For the Vehicle Partner: A Passive Income Stream
- Onboarding & Inspection: A potential partner applies to list their vehicle(s). Venture vets the vehicle to ensure it meets their age, mileage, and condition standards.
- Technology Installation: Venture schedules a technician to install their proprietary telematics and keyless entry hardware. This is a one-time, professional installation.
- Manage Availability: Using the partner app, the owner sets the car’s availability calendar, blackout dates, and pricing parameters (or they can opt-in to Venture’s automatic dynamic pricing).
- Track & Get Paid: The partner can see all upcoming bookings and track their car’s location and status in real-time. Earnings are deposited directly into their bank account on a regular schedule, minus Venture’s commission.
Frequently Asked Questions
How is the Venture model different from Turo?
The main difference is quality control and management. Venture is a “managed” marketplace with professional partners and standardized tech, offering a consistent experience.
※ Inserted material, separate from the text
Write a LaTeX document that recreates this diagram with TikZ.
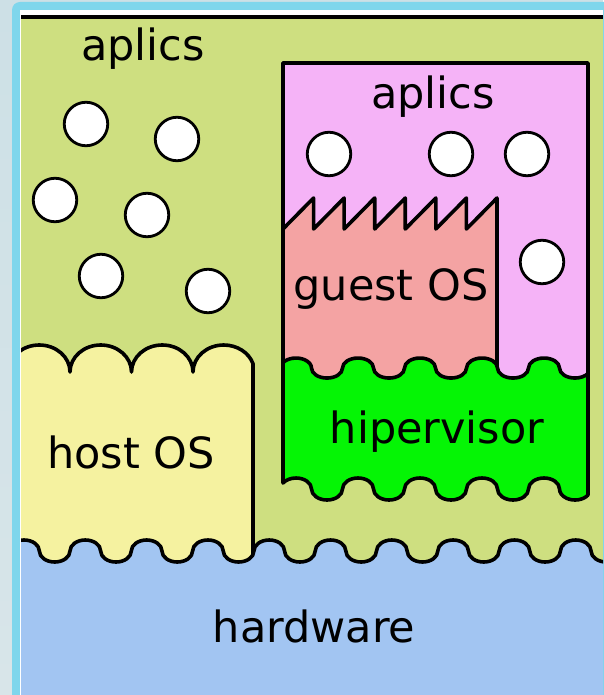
\documentclass[tikz,border=0pt]{standalone}
\usepackage{fontspec}
\setmainfont{DejaVu Sans}
\definecolor{bgout}{HTML}{CDE0E6}
\definecolor{bgoutlow}{HTML}{D8E5E9}
\definecolor{framec}{HTML}{7FD6EC}
\definecolor{panelc}{HTML}{CEDF80}
\definecolor{appc}{HTML}{F5B3F7}
\definecolor{guestc}{HTML}{F4A3A3}
\definecolor{hyperc}{HTML}{05F505}
\definecolor{hostc}{HTML}{F5F2A0}
\definecolor{hwc}{HTML}{A2C5F2}
\begin{document}
\begin{tikzpicture}[x=1pt,y=-1pt,
  outline/.style={draw=black,line width=3.6pt,line join=round},
  app/.style={circle,draw=black,fill=white,line width=2.8pt,minimum size=43.5pt,inner sep=0pt},
  lbl/.style={font=\fontsize{43}{51}\selectfont,anchor=base,inner sep=0pt}]
\useasboundingbox (0,0) rectangle (603,695);
% slide background and frame
\shade[top color=bgout,bottom color=bgoutlow] (0,0) rectangle (603,695);
\fill[framec,rounded corners=8pt] (12,2) rectangle (640,730);
\fill[white] (20,10) rectangle (603,695);
\begin{scope}
  \clip (21,17.5) rectangle (603,695);
  \fill[panelc] (21,17.5) rectangle (603,695);
  % host OS with scalloped top
  \filldraw[outline,fill=hostc] (8.5,372)
    \foreach \i in {1,2,3} {arc[start angle=180,end angle=0,x radius=30.75pt,y radius=27pt]}
    arc[start angle=180,end angle=18,x radius=30.75pt,y radius=27pt]
    -- (253,620) -- (8.5,620) -- cycle;
  % applications box of the virtual machine
  \filldraw[outline,fill=appc] (283,63) rectangle (588,430);
  % guest OS with saw-tooth top
  \filldraw[outline,fill=guestc] (283,229)
    \foreach \k in {1,...,6} { -- ({283+\k*30.57},198) -- ({283+\k*30.57},229) }
    -- (497,198) -- (497,430) -- (283,430) -- cycle;
  % hypervisor with wavy top and bottom
  \filldraw[outline,fill=hyperc] (283,362.6)
    arc[start angle=147,end angle=0,x radius=15.5pt,y radius=10pt]
    \foreach \i in {1,...,4} {
      arc[start angle=180,end angle=360,x radius=15.5pt,y radius=10pt]
      arc[start angle=180,end angle=0,x radius=15.5pt,y radius=10pt] }
    arc[start angle=180,end angle=327,x radius=15.5pt,y radius=10pt]
    -- (588,495)
    arc[start angle=-33,end angle=-180,x radius=15.5pt,y radius=11pt]
    \foreach \i in {1,...,4} {
      arc[start angle=0,end angle=180,x radius=15.5pt,y radius=11pt]
      arc[start angle=0,end angle=-180,x radius=15.5pt,y radius=11pt] }
    arc[start angle=0,end angle=147,x radius=15.5pt,y radius=11pt]
    -- cycle;
  % hardware with wavy top
  \filldraw[outline,fill=hwc] (8.7,551)
    \foreach \i in {1,...,10} {
      arc[start angle=180,end angle=0,x radius=15.325pt,y radius=11pt]
      arc[start angle=180,end angle=360,x radius=15.325pt,y radius=11pt] }
    -- (625,730) -- (8.7,730) -- cycle;
\end{scope}
\draw[line width=4pt] (21,17.5) -- (603,17.5);
% applications
\node[app] (h1) at (86,124) {};
\node[app] (h2) at (177,139) {};
\node[app] (h3) at (55,200) {};
\node[app] (h4) at (147,215) {};
\node[app] (h5) at (101,276) {};
\node[app] (h6) at (208,291) {};
\node[app] (g1) at (329,154) {};
\node[app] (g2) at (451,154) {};
\node[app] (g3) at (527,154) {};
\node[app] (g4) at (542,262) {};
% labels
\node[lbl] (hostapps) at (143,61) {aplics};
\node[lbl] (guestapps) at (433,109) {aplics};
\node[lbl] (guestos) at (391,300) {guest OS};
\node[lbl] (hyper) at (437,443) {hipervisor};
\node[lbl] (hostos) at (131,468) {host OS};
\node[lbl] (hw) at (314,642) {hardware};
\end{tikzpicture}
\end{document}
Turo is a pure peer-to-peer platform, which means the quality of cars and the experience can vary widely from host to host.
Is renting from Venture safe?
Yes. Venture’s model includes comprehensive insurance for both the renter and the vehicle partner during the rental period. Furthermore, all renters are vetted through a digital identity and driving record check, and the telematics system adds a layer of security.
Who handles maintenance and cleaning for the cars?
The vehicle partners are ultimately responsible for the maintenance and cleanliness of their cars. However, Venture’s platform enforces standards through customer ratings and periodic spot-checks, and partners who fail to meet standards can be removed from the platform.
What is the biggest challenge for Venture’s business model?
Scaling a two-sided marketplace is the biggest challenge. They must simultaneously attract enough high-quality vehicle partners in a city to meet renter demand, and enough renters to make it profitable for partners. Getting this supply-and-demand balance right is a constant, delicate act.